While there are controls on the unit almost everything can be done by touch using the TFT itself and this includes zooming. Trying to blur the difference between a camera and a camcorder this with the ability to capture still images that can be printed up to A4 by a simple touch of the mode button and even these can be captured to touching the TFT.
The back of the unit has the solid battery and above this are two simple icons to tell you if you are in movie or still mode. The screen is 6.3x3.15cm and the diagonal measurement is 2.75inches. The display is good and quite non reflective I just wish other manufacturers including notebook ones realised that in bright light you still need to be able to read the TFT as there is no viewfinder this is the only way to judge what you are capturing.

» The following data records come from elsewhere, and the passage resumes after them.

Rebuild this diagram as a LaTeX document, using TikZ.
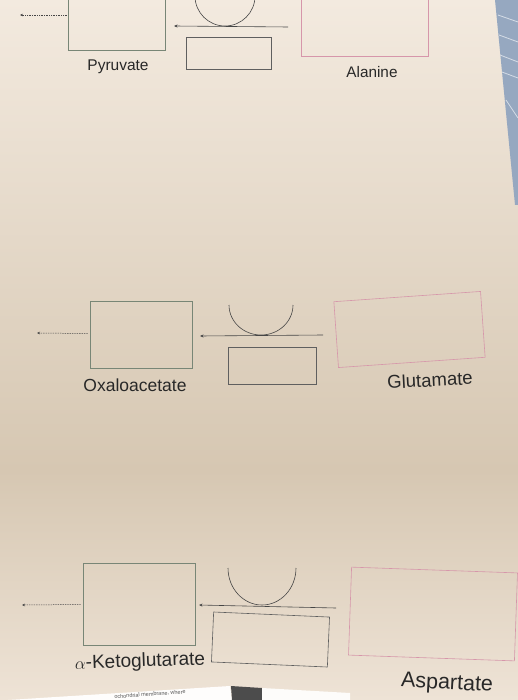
\documentclass[tikz,border=0pt]{standalone}
\usepackage{fontspec}
\setmainfont{Liberation Sans}
\usetikzlibrary{arrows.meta}
\definecolor{papertop}{RGB}{243,234,223}
\definecolor{paperband}{RGB}{214,199,178}
\definecolor{paperbot}{RGB}{238,227,214}
\definecolor{boxgreen}{RGB}{120,134,118}
\definecolor{boxgray}{RGB}{95,95,95}
\definecolor{boxpink}{RGB}{214,150,170}
\definecolor{inkc}{RGB}{40,40,40}
\definecolor{linec}{RGB}{70,70,70}
\definecolor{keyb}{RGB}{150,168,192}
\tikzset{
  leftbox/.style={draw=boxgreen, line width=0.6pt, inner sep=0pt},
  smallbox/.style={draw=boxgray, line width=0.6pt, inner sep=0pt},
  pinkbox/.style={draw=boxpink, line width=0.6pt, inner sep=0pt},
  lbl/.style={text=inkc, inner sep=0pt},
  dasharrow/.style={draw=linec, line width=0.5pt, dash pattern=on 1.4pt off 1pt, -{Stealth[length=3pt,width=2.6pt]}},
  reactarrow/.style={draw=linec, line width=0.6pt, -{Stealth[length=3.5pt,width=3pt]}},
  coarc/.style={draw=linec, line width=0.6pt},
}
\begin{document}
\begin{tikzpicture}[x=1pt,y=-1pt]
\useasboundingbox (0,0) rectangle (518,700);
\clip (0,0) rectangle (518,700);
% paper background
\fill[top color=papertop, bottom color=paperband] (0,0) rectangle (518,470);
\fill[top color=paperband, bottom color=paperbot] (0,470) rectangle (518,700);
% keyboard at top right
\fill[keyb] (495,0) -- (518,0) -- (518,205) -- (515,205) -- cycle;
\draw[white!60!keyb, line width=0.8pt] (498,15) -- (518,22) (499,35) -- (518,42) (500,55) -- (518,62) (502,72) -- (518,78) (506,100) -- (518,118);
% bottom page edge
\fill[white!92!papertop] (8,700) -- (230,686) -- (232,700) -- cycle;
\fill[black!70] (231,686) -- (262,688) -- (262,700) -- (232,700) -- cycle;
\fill[white!85!papertop] (262,688) -- (350,693) -- (350,700) -- (262,700) -- cycle;
\node[lbl, font=\fontsize{5.5}{6}\selectfont\rmfamily, rotate=4, text=black!65] (pagetxt) at (150,694.5) {ochondrial membrane, where};

% ---------- top row ----------
\node[leftbox, minimum width=97pt, minimum height=70pt] (pyr) at (116.5,15) {};
\node[lbl, font=\fontsize{15.5}{18}\selectfont] (pyrlbl) at (118,67) {Pyruvate};
\coordinate (d1e) at (20,15);
\draw[dasharrow] ([xshift=-1pt]pyr.west) -- (d1e);
\node[coarc, circle, minimum size=60pt, inner sep=0pt] (co1) at (225,-4) {};
\coordinate (r1) at (288,27);
\coordinate (l1) at (174,26);
\draw[reactarrow] (r1) -- (l1);
\node[smallbox, minimum width=85pt, minimum height=32pt] (sb1) at (228.5,53) {};
\node[pinkbox, minimum width=127pt, minimum height=76pt] (ala) at (364.5,18) {};
\node[lbl, font=\fontsize{15.3}{18}\selectfont] (alalbl) at (372,72) {Alanine};

% ---------- middle row ----------
\node[leftbox, minimum width=102pt, minimum height=67pt] (oxa) at (141,334.5) {};
\node[lbl, font=\fontsize{17.5}{20}\selectfont] (oxalbl) at (135,385) {Oxaloacetate};
\coordinate (d2e) at (37,333);
\draw[dasharrow] ([xshift=-2pt,yshift=1pt]oxa.west) -- (d2e);
\coordinate (a2s) at (229,305);
\draw[coarc] (a2s) arc[start angle=180, end angle=0, x radius=32, y radius=30];
\coordinate (r2) at (323,335);
\coordinate (l2) at (200,336);
\draw[reactarrow] (r2) -- (l2);
\node[smallbox, minimum width=88pt, minimum height=37pt] (sb2) at (272,365.5) {};
\node[pinkbox, minimum width=147pt, minimum height=66pt, rotate=4] (glu) at (409.5,329.5) {};
\node[lbl, font=\fontsize{18.5}{21}\selectfont, rotate=3] (glulbl) at (430,380) {Glutamate};

% ---------- bottom row ----------
\node[leftbox, minimum width=112pt, minimum height=82pt] (akg) at (139,604.5) {};
\node[lbl, font=\fontsize{19}{22}\selectfont, rotate=2] (akglbl) at (140,662) {$\alpha$-Ketoglutarate};
\coordinate (d3e) at (22,605);
\draw[dasharrow] ([xshift=-2pt]akg.west) -- (d3e);
\coordinate (a3s) at (228,568);
\draw[coarc] (a3s) arc[start angle=180, end angle=0, x radius=34, y radius=37];
\coordinate (r3) at (336,608);
\coordinate (l3) at (199,605);
\draw[reactarrow] (r3) -- (l3);
\node[smallbox, minimum width=116pt, minimum height=50pt, rotate=-2.5] (sb3) at (270.5,639.5) {};
\node[pinkbox, minimum width=166pt, minimum height=88pt, rotate=-2] (asp) at (433,614) {};
\node[lbl, font=\fontsize{21.5}{24}\selectfont, rotate=-3] (asplbl) at (447,684) {Aspartate};
\end{tikzpicture}
\end{document}
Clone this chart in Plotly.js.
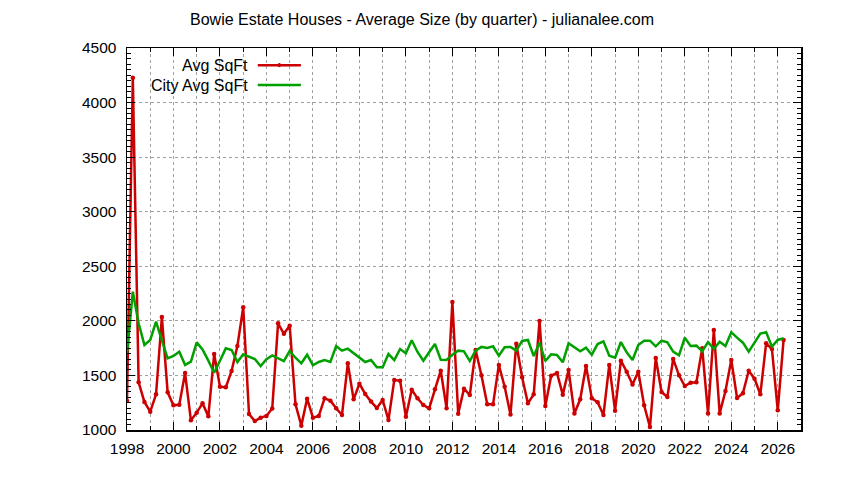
<!DOCTYPE html>
<html>
<head>
<meta charset="utf-8">
<script src="https://cdn.plot.ly/plotly-3.0.1.min.js"></script>
<style>
  html, body { margin: 0; padding: 0; background: #fff; }
  #chart { width: 844px; height: 480px; }
</style>
</head>
<body>
<div id="chart"></div>
<script>
// quarterly series, first quarter is 1998 Q1
const startYear = 1998;

const avgSqft = [
  1266, 4228, 1437, 1257,
  1168, 1327, 2035, 1345,
  1226, 1232, 1522, 1089,
  1159, 1244, 1125, 1696,
  1397, 1391, 1541, 1770,
  2124, 1147, 1082, 1113,
  1128, 1198, 1977, 1882,
  1956, 1235, 1040, 1287,
  1113, 1128, 1290, 1269,
  1199, 1137, 1611, 1281,
  1424, 1330, 1260, 1202,
  1275, 1092, 1458, 1452,
  1122, 1369, 1290, 1229,
  1199, 1373, 1543, 1199,
  2173, 1150, 1379, 1321,
  1733, 1501, 1235, 1235,
  1596, 1397, 1141, 1791,
  1483, 1244, 1327, 1999,
  1220, 1498, 1522, 1324,
  1550, 1152, 1281, 1586,
  1290, 1254, 1137, 1596,
  1177, 1635, 1534, 1416,
  1534, 1226, 1027, 1660,
  1348, 1302, 1651, 1501,
  1403, 1434, 1437, 1748,
  1152, 1916, 1152, 1357,
  1641, 1293, 1336, 1543,
  1470, 1327, 1794, 1742,
  1180, 1825
];

const cityAvgSqft = [
  1700, 2267, 1978, 1779,
  1825, 1992, 1820, 1657,
  1678, 1717, 1596, 1626,
  1803, 1739, 1635, 1525,
  1635, 1748, 1733, 1623,
  1694, 1672, 1650, 1586,
  1648, 1684, 1657, 1632,
  1724, 1662, 1611, 1690,
  1593, 1623, 1641, 1623,
  1770, 1727, 1745, 1703,
  1660, 1623, 1641, 1574,
  1574, 1696, 1641, 1742,
  1703, 1822, 1715, 1635,
  1712, 1788, 1644, 1641,
  1690, 1727, 1721, 1632,
  1727, 1761, 1751, 1767,
  1681, 1758, 1761, 1727,
  1816, 1825, 1678, 1800,
  1632, 1693, 1687, 1620,
  1794, 1761, 1721, 1754,
  1690, 1788, 1812, 1681,
  1663, 1806, 1712, 1641,
  1779, 1818, 1818, 1767,
  1818, 1803, 1718, 1684,
  1846, 1770, 1773, 1721,
  1806, 1742, 1809, 1770,
  1895, 1846, 1800, 1718,
  1803, 1883, 1895, 1764,
  1825, 1840
];

const seriesNames = ['Avg SqFt', 'City Avg SqFt'];
const yearTicks = [1998, 2000, 2002, 2004, 2006, 2008, 2010, 2012, 2014, 2016, 2018, 2020, 2022, 2024, 2026];

const quarters = avgSqft.map((_, i) => startYear + i / 4);

const RED = '#cc0000';
const GREEN = '#00a000';
const FONT = 'Liberation Sans, Arial, sans-serif';

const data = [
  {
    x: quarters, y: avgSqft, name: seriesNames[0],
    mode: 'lines+markers',
    line: {color: RED, width: 2.5},
    marker: {color: RED, size: 4.5},
    showlegend: false
  },
  {
    x: quarters, y: cityAvgSqft, name: seriesNames[1],
    mode: 'lines',
    line: {color: GREEN, width: 2.5},
    showlegend: false
  }
];

// legend drawn by hand: text on the left, line sample on the right
const legendRows = [0.955, 0.903];
const annotations = seriesNames.map((n, i) => ({
  xref: 'paper', yref: 'paper', x: 0.182, y: legendRows[i],
  xanchor: 'right', yanchor: 'middle', showarrow: false,
  text: n, font: {family: FONT, size: 16, color: '#000'}
}));
const shapes = [
  {type: 'line', xref: 'paper', yref: 'paper', x0: 0.194, x1: 0.258, y0: legendRows[0], y1: legendRows[0], line: {color: RED, width: 2.5}},
  {type: 'line', xref: 'paper', yref: 'paper', x0: 0.194, x1: 0.258, y0: legendRows[1], y1: legendRows[1], line: {color: GREEN, width: 2.5}},
  {type: 'circle', xref: 'paper', yref: 'paper', x0: 0.2235, x1: 0.2285, y0: legendRows[0] - 0.0055, y1: legendRows[0] + 0.0055, fillcolor: RED, line: {color: RED, width: 0}}
];

const layout = {
  width: 844, height: 480,
  margin: {l: 127, r: 43, t: 48, b: 50},
  paper_bgcolor: '#fff', plot_bgcolor: '#fff',
  font: {family: FONT, size: 15.5, color: '#000'},
  title: {
    text: 'Bowie Estate Houses - Average Size (by quarter) - julianalee.com',
    font: {family: FONT, size: 16, color: '#000'},
    xref: 'container', x: 0.5, xanchor: 'center',
    yref: 'container', y: 1 - 19 / 480, yanchor: 'middle'
  },
  xaxis: {
    range: [1998, 2027],
    tickvals: yearTicks, ticktext: yearTicks.map(String),
    ticks: 'inside', ticklen: 8, tickcolor: '#000', tickwidth: 1,
    showline: true, linecolor: '#000', linewidth: 1.5, mirror: 'ticks',
    showgrid: true, gridcolor: '#a0a0a0', griddash: 'dot', gridwidth: 1,
    zeroline: false,
    minor: {dtick: 1, tick0: 1998, ticks: 'inside', ticklen: 4, tickcolor: '#000',
            showgrid: true, gridcolor: '#a0a0a0', griddash: 'dot', gridwidth: 1},
    ticklabelstandoff: 4
  },
  yaxis: {
    range: [1000, 4500], dtick: 500, tick0: 1000,
    ticks: 'inside', ticklen: 8, tickcolor: '#000', tickwidth: 1,
    showline: true, linecolor: '#000', linewidth: 1.5, mirror: 'ticks',
    showgrid: true, gridcolor: '#a0a0a0', griddash: 'dot', gridwidth: 1,
    zeroline: false,
    minor: {dtick: 50, ticks: 'inside', ticklen: 4, tickcolor: '#000', showgrid: false},
    ticklabelstandoff: 6
  },
  annotations: annotations,
  shapes: shapes
};

Plotly.newPlot('chart', data, layout, {staticPlot: true, displayModeBar: false});
</script>
</body>
</html>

It is also important for reviewing the captured images as having to rush inside to view your work is not always an option.
Every time you open the TFT the unit automatically turns on, there are a row of four buttons revealed on the side of the camcorder all well marked but some might only use the bottom power button. There is also a small door that hides USB and mini HDMI socket. The former to allow images and movies to be transferred to a PC and the latter allowing you to show content full screen on any TV that has an HDMI socket. Why I ask was no such cable provided. These are not an easy purchase as I have said on other occasions and they do give marvellous results.
As with all technology RTFM is a sound adage. The TFT display will show the amount of movie or still images that you can capture at the current resolution. It also shows the amount of power left before you need to recharge.
I tend to think when reviewing a digital camera why no case to protect the TFT (I know the official line) when reviewing a DSLR I think why is the lens cover so easy to get parted from. Here neither is required as the TFT shuts to the side of the unit and is protected and the lens has a simple open closed slider beside it so all should be protected in a pocket or bag.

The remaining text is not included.